Quando tarde pode ser quase igual a nunca

CLÓVIS ROSSI
COLUNISTA DA FOLHA, EM LONDRES

Nem o mais cediço lugar-comum, aquele que diz "antes tarde que nunca", se aplica ao acordo para salvar a Grécia, ontem anunciado.
Claro que, se nunca chegasse o sétimo de cavalaria, montado em 110 bilhões (equivalentes, grosso modo, a 10% de tudo o que o Brasil produz de bens e serviços a cada ano), seria uma tragédia. O problema é que, ao chegar tarde, talvez não evite a tragédia.
Talvez não evite porque é tão colossal a dose de sangue exigida da sociedade grega para que o dinheiro europeu e do FMI chegue a Atenas que pode se tornar politicamente impossível de obter. Um país que neste ano vai retroceder 4%, segundo a estimativa oficial, provavelmente otimista, e mais 2,6% em 2011, está condenado a uma travessia do deserto, travessias geralmente atapetadas de cadáveres. Talvez tampouco evite o ataque dos investidores a outros países vistos como em situação fiscal e econômica débil, casos em especial de Portugal, Espanha e Irlanda.
Foi justamente para prevenir essa hipótese que finalmente saíram os fundos para a Grécia (ainda pendentes, é bom ressalvar, da aprovação de alguns Parlamentos dos 15 outros países da eurozona).
Angela Merkel, chanceler da Alemanha, país que decide essas coisas na União Europeia, deixou claro que o pacote era "a única possibilidade de assegurar a estabilidade do euro".
De fato, sem ele, a moeda estaria sob ataque contínuo. Mas, com ele, o ataque pode não ser evitado, se os especuladores decretarem que europeus e FMI não têm mais cacife para bancar a ajuda a qualquer outro país ameaçado.
O caso grego é talvez o mais formidável exemplo de um fracasso político estrepitoso. Fracasso das lideranças europeias, lerdas demais para reagir; fracasso do FMI, que há anos, antes mesmo da crise de 2007, pedia o estabelecimento de um mecanismo de "early warning" (aviso prévio de uma crise), mas não conseguiu avisar ninguém de que a Grécia estava quebrando; fracasso dos líderes do G20, as maiores economias do planeta, que desde a quebra do Lehman Brothers falam e falam em corrigir os excessos dos mercados financeiros ("refundar o capitalismo", chegou a dizer Nicolas Sarkozy, o presidente francês), mas nada fizeram até agora.

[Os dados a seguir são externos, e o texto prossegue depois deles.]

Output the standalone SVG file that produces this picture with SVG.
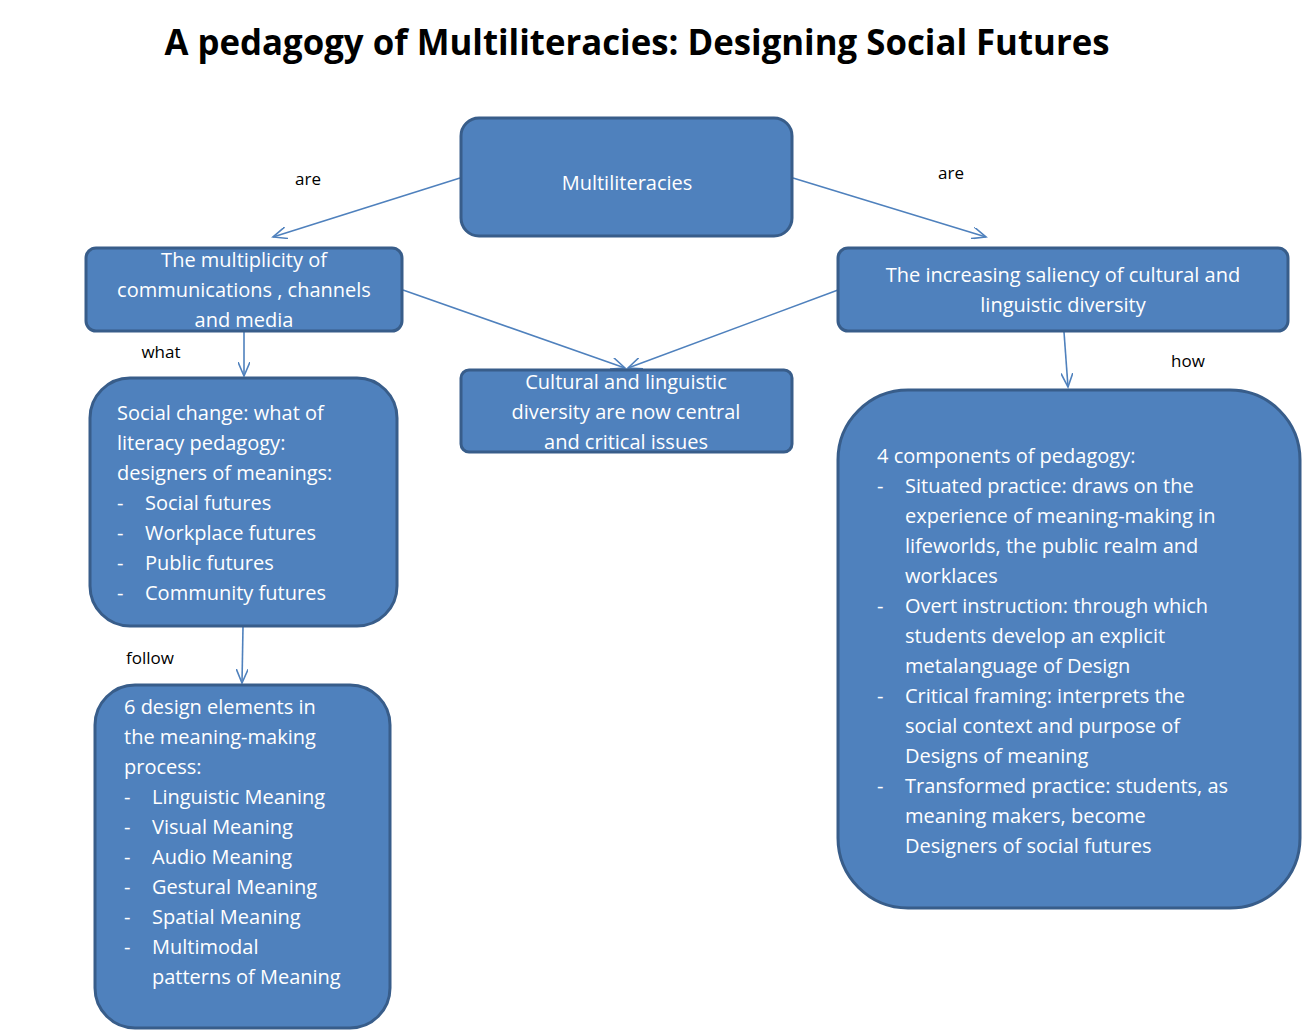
<svg xmlns="http://www.w3.org/2000/svg" width="1302" height="1030" viewBox="0 0 1302 1030">
<style>
.b{fill:#4F81BD;stroke:#385D8A;stroke-width:3}
.t{font-family:"Open Sans","Liberation Sans",sans-serif;font-size:20px;fill:#fff}
.c{text-anchor:middle}
.l{font-family:"Open Sans","Liberation Sans",sans-serif;font-size:17px;fill:#000}
.e{stroke:#4F81BD;stroke-width:1.6;fill:none;marker-end:url(#a)}
</style>
<defs><marker id="a" markerWidth="16" markerHeight="12" refX="14" refY="6" orient="auto" markerUnits="userSpaceOnUse"><path d="M0,0 L14,6 L0,12" fill="none" stroke="#4F81BD" stroke-width="1.6"/></marker></defs>
<rect width="1302" height="1030" fill="#fff"/>
<text x="637" y="55" text-anchor="middle" font-family="Open Sans,Liberation Sans,sans-serif" font-weight="bold" font-size="35" textLength="945" lengthAdjust="spacingAndGlyphs">A pedagogy of Multiliteracies: Designing Social Futures</text>
<g id="connectors">
<line class="e" x1="460" y1="178" x2="273" y2="237"/>
<line class="e" x1="793" y1="178" x2="986" y2="237"/>
<line class="e" x1="403" y1="290" x2="625" y2="368"/>
<line class="e" x1="838" y1="290" x2="628" y2="368"/>
<line class="e" x1="244" y1="332" x2="244" y2="376"/>
<line class="e" x1="243" y1="627" x2="242" y2="683"/>
<line class="e" x1="1064" y1="332" x2="1068" y2="387"/>
<text class="l c" x="308" y="185">are</text>
<text class="l c" x="951" y="179">are</text>
<text class="l c" x="161" y="358">what</text>
<text class="l c" x="1188" y="367">how</text>
<text class="l c" x="150" y="664">follow</text>
</g>
<g id="multi"><rect class="b" x="461" y="118" width="331" height="118" rx="18"/><text class="t c" x="627" y="190" font-size="33">Multiliteracies</text></g>
<g id="multiplicity"><rect class="b" x="86" y="248" width="316" height="83" rx="10"/>
<text class="t c" x="244" y="267">The multiplicity of</text><text class="t c" x="244" y="297">communications , channels</text><text class="t c" x="244" y="327">and  media</text></g>
<g id="saliency"><rect class="b" x="838" y="248" width="450" height="83" rx="10"/>
<text class="t c" x="1063" y="282">The increasing saliency of cultural and</text><text class="t c" x="1063" y="312">linguistic diversity</text></g>
<g id="central"><rect class="b" x="461" y="370" width="331" height="82" rx="8"/>
<text class="t c" x="626" y="389">Cultural and linguistic</text><text class="t c" x="626" y="419">diversity are now central</text><text class="t c" x="626" y="449">and critical issues</text></g>
<g id="social"><rect class="b" x="90" y="378" width="307" height="248" rx="40"/>
<text class="t" x="117" y="420">Social change: what of</text><text class="t" x="117" y="450">literacy pedagogy:</text><text class="t" x="117" y="480">designers of meanings:</text>
<text class="t" x="117" y="510">-</text><text class="t" x="145" y="510">Social futures</text>
<text class="t" x="117" y="540">-</text><text class="t" x="145" y="540">Workplace futures</text>
<text class="t" x="117" y="570">-</text><text class="t" x="145" y="570">Public futures</text>
<text class="t" x="117" y="600">-</text><text class="t" x="145" y="600">Community futures</text></g>
<g id="design"><rect class="b" x="95" y="685" width="295" height="343" rx="40"/>
<text class="t" x="124" y="714">6 design elements in</text><text class="t" x="124" y="744">the meaning-making</text><text class="t" x="124" y="774">process:</text>
<text class="t" x="124" y="804">-</text><text class="t" x="152" y="804">Linguistic Meaning</text>
<text class="t" x="124" y="834">-</text><text class="t" x="152" y="834">Visual Meaning</text>
<text class="t" x="124" y="864">-</text><text class="t" x="152" y="864">Audio Meaning</text>
<text class="t" x="124" y="894">-</text><text class="t" x="152" y="894">Gestural Meaning</text>
<text class="t" x="124" y="924">-</text><text class="t" x="152" y="924">Spatial Meaning</text>
<text class="t" x="124" y="954">-</text><text class="t" x="152" y="954">Multimodal</text>
<text class="t" x="152" y="984">patterns of Meaning</text></g>
<g id="components"><rect class="b" x="838" y="390" width="462" height="518" rx="70"/>
<text class="t" x="877" y="463">4 components of pedagogy:</text>
<text class="t" x="877" y="493">-</text><text class="t" x="905" y="493">Situated practice: draws on the</text>
<text class="t" x="905" y="523">experience of meaning-making in</text>
<text class="t" x="905" y="553">lifeworlds, the public realm and</text>
<text class="t" x="905" y="583">worklaces</text>
<text class="t" x="877" y="613">-</text><text class="t" x="905" y="613">Overt instruction: through which</text>
<text class="t" x="905" y="643">students develop an explicit</text>
<text class="t" x="905" y="673">metalanguage of Design</text>
<text class="t" x="877" y="703">-</text><text class="t" x="905" y="703">Critical framing: interprets the</text>
<text class="t" x="905" y="733">social context and purpose of</text>
<text class="t" x="905" y="763">Designs of meaning</text>
<text class="t" x="877" y="793">-</text><text class="t" x="905" y="793">Transformed practice: students, as</text>
<text class="t" x="905" y="823">meaning makers, become</text>
<text class="t" x="905" y="853">Designers of social futures</text></g>
</svg>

Ou, como preferiu em entrevista recente o Nobel de Economia Joseph Stiglitz, "depois de bilhões de dólares gastos [no suporte ao sistema financeiro], os bancos voltaram ao lucro, voltaram a pagar bônus e, sobretudo, começam a voltar a algumas das práticas que nos levaram a isto. Nada ou quase nada mudou".